**WHAT THE TASK ASKS**
Return all lines where the word "chart" can be found.

**DATA TO PROCESS**
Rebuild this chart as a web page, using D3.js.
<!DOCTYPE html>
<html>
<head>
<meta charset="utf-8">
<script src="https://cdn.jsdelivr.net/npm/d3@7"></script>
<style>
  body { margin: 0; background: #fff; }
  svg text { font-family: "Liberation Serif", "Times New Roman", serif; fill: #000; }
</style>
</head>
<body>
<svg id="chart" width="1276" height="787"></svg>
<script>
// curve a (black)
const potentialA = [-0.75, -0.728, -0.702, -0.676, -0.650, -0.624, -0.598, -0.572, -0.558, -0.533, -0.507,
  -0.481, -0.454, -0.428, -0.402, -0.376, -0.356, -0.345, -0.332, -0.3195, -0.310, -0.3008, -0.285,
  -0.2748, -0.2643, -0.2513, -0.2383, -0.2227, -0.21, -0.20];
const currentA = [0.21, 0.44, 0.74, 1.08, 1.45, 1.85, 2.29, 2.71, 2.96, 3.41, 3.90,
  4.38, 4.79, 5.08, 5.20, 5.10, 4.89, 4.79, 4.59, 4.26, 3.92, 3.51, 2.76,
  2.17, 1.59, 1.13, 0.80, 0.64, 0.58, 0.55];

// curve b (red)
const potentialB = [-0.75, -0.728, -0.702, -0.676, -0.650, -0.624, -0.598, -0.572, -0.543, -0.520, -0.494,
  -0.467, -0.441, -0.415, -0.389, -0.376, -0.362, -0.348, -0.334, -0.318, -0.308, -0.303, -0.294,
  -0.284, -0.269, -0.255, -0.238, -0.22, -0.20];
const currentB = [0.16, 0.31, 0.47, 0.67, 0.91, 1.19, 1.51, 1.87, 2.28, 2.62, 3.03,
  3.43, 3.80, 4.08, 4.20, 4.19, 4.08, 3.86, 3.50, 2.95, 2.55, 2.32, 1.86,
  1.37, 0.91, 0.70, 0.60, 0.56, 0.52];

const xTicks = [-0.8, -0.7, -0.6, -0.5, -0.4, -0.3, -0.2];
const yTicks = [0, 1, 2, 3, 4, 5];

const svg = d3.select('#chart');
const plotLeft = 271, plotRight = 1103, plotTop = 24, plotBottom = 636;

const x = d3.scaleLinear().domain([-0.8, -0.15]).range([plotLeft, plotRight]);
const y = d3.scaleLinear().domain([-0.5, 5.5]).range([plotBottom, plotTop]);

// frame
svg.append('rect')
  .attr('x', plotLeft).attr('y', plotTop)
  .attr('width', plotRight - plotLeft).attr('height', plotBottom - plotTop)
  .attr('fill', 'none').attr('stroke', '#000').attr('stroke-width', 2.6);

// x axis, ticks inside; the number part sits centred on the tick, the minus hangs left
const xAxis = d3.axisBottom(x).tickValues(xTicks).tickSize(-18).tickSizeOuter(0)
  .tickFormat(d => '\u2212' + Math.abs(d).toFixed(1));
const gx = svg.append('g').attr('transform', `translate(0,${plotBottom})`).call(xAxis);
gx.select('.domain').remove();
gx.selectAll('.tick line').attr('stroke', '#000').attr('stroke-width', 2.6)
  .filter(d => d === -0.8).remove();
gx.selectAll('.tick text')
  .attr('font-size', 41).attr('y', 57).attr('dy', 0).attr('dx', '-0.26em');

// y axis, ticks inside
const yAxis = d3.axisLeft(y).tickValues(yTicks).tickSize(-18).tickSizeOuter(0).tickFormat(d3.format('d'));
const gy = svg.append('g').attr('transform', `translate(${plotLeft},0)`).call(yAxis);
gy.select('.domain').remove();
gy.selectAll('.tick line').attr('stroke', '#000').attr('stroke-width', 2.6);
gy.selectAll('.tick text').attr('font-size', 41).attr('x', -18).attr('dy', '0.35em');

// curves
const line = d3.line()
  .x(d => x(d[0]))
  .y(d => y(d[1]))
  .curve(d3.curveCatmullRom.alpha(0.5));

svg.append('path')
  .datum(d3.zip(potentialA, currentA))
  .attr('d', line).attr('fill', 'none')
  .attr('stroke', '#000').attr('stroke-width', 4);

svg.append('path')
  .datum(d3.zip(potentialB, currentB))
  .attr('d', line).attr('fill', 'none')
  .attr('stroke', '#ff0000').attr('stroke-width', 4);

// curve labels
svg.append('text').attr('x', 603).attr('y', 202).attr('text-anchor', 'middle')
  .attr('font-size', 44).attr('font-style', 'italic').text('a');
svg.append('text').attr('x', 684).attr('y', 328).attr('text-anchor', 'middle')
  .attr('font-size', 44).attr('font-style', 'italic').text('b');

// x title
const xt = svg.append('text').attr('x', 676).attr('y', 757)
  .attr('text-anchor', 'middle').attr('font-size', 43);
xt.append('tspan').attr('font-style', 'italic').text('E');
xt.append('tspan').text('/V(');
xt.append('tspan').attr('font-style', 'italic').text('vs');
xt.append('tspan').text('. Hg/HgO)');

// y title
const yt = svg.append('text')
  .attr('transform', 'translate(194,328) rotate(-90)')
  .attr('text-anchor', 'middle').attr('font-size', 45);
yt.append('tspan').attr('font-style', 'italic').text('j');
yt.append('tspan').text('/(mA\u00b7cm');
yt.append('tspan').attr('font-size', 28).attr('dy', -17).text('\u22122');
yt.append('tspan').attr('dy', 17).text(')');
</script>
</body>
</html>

--

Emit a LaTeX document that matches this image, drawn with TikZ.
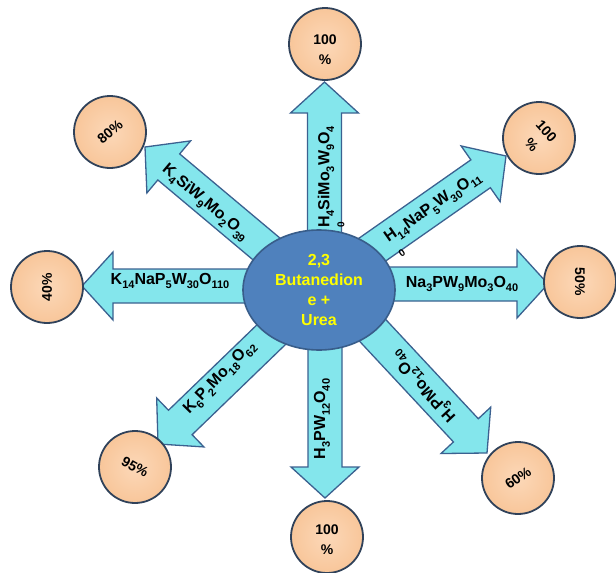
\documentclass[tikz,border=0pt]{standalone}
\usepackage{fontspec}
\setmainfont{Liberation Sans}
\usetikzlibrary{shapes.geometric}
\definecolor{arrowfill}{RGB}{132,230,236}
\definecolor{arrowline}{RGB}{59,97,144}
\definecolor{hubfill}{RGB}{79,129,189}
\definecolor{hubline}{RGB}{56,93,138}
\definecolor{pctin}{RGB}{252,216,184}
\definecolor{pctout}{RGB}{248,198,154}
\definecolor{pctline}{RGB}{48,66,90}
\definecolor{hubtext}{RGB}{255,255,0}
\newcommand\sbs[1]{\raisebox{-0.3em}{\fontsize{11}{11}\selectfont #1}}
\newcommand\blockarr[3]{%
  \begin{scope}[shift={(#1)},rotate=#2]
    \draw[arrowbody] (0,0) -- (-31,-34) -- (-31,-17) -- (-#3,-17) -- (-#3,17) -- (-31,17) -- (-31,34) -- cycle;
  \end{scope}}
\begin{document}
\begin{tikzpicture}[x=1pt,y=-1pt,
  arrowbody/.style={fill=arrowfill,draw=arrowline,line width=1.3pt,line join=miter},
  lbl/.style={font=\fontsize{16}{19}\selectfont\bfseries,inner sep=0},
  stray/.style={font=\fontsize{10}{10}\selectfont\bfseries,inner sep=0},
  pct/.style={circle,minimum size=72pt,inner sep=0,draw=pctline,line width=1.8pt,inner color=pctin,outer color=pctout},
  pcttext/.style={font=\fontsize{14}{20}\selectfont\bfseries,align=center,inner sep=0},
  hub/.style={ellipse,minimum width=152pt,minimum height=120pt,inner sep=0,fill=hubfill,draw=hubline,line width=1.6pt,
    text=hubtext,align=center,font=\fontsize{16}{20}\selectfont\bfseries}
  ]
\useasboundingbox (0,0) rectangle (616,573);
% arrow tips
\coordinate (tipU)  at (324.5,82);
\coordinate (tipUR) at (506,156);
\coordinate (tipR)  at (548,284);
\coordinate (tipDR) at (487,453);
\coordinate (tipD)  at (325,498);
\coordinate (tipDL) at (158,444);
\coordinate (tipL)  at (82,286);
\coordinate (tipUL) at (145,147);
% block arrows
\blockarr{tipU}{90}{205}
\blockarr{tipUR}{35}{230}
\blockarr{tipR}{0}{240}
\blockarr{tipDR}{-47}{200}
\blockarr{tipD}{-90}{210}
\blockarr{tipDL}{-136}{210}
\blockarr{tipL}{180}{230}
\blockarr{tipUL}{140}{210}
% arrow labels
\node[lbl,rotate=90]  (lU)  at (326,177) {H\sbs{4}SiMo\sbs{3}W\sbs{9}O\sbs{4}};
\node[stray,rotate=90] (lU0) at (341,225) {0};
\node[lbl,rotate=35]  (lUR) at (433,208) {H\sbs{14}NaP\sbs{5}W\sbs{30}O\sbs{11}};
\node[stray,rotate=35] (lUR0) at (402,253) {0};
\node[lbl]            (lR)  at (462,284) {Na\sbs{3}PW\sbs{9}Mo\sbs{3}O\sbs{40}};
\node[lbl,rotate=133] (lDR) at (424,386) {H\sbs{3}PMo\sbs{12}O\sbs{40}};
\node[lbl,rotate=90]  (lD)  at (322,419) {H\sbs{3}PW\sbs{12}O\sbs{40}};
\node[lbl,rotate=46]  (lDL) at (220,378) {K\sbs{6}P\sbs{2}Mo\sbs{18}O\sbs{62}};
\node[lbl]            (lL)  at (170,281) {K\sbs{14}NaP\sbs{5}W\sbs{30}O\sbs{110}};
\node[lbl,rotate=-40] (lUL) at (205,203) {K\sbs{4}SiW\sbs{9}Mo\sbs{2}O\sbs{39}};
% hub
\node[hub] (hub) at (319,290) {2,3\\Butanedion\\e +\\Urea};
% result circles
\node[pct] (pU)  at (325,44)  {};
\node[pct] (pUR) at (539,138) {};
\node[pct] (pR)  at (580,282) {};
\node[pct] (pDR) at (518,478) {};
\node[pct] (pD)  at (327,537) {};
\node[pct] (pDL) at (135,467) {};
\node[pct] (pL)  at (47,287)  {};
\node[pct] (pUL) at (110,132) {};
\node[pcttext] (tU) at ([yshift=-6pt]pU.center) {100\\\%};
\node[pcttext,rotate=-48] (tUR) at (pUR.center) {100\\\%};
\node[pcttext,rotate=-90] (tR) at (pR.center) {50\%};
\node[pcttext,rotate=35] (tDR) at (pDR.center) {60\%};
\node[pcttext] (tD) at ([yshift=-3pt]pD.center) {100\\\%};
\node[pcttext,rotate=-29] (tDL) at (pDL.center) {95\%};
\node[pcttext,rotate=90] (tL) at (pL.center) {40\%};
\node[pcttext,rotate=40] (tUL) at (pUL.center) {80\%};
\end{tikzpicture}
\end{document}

==

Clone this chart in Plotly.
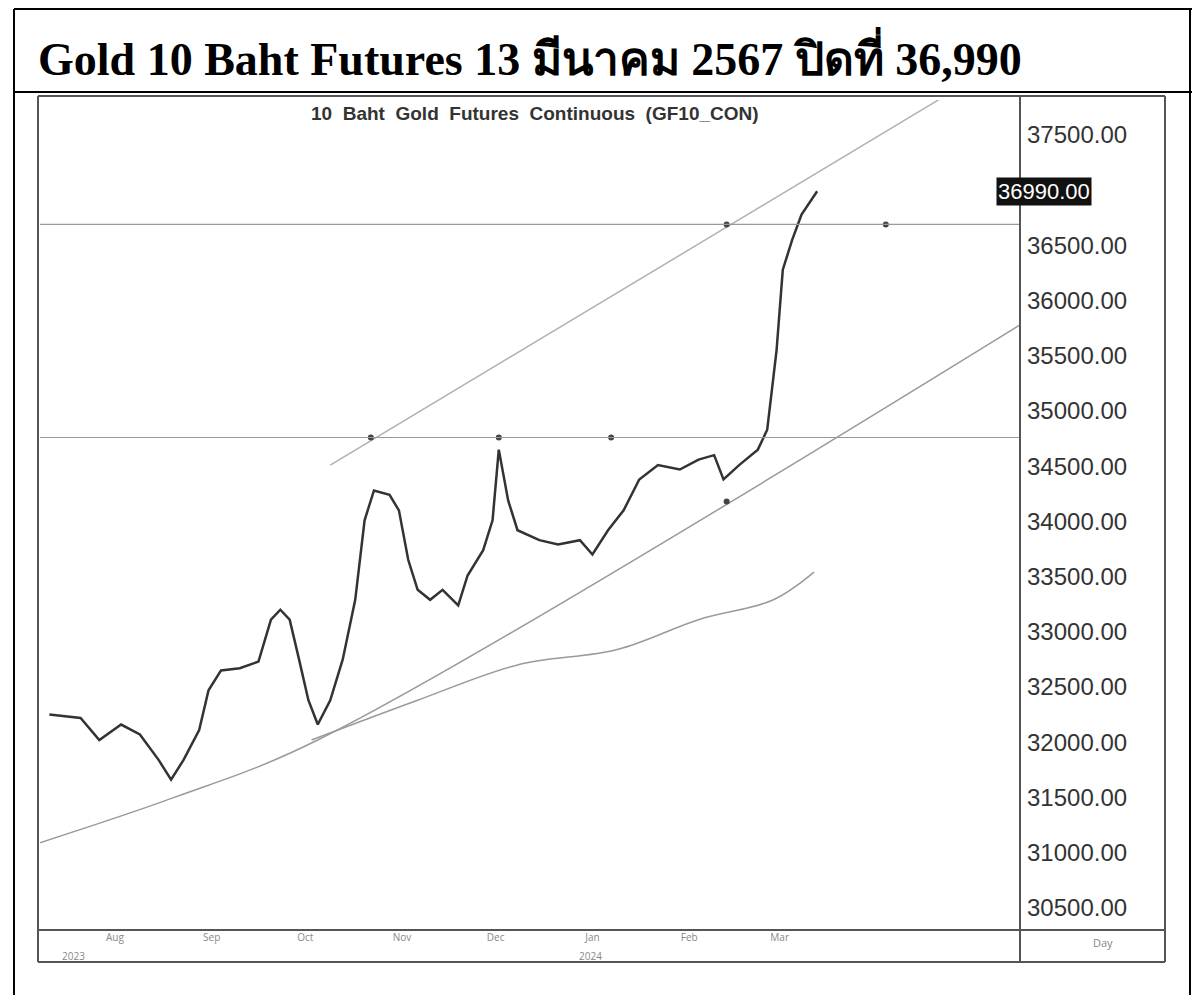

**ANSWER TO THIS PROBLEM**
Rebuild this chart as a web page, using D3.js.
<svg id="chart" width="1276" height="787"></svg>
const svg = d3.select('#chart');
Clone this chart in Plotly.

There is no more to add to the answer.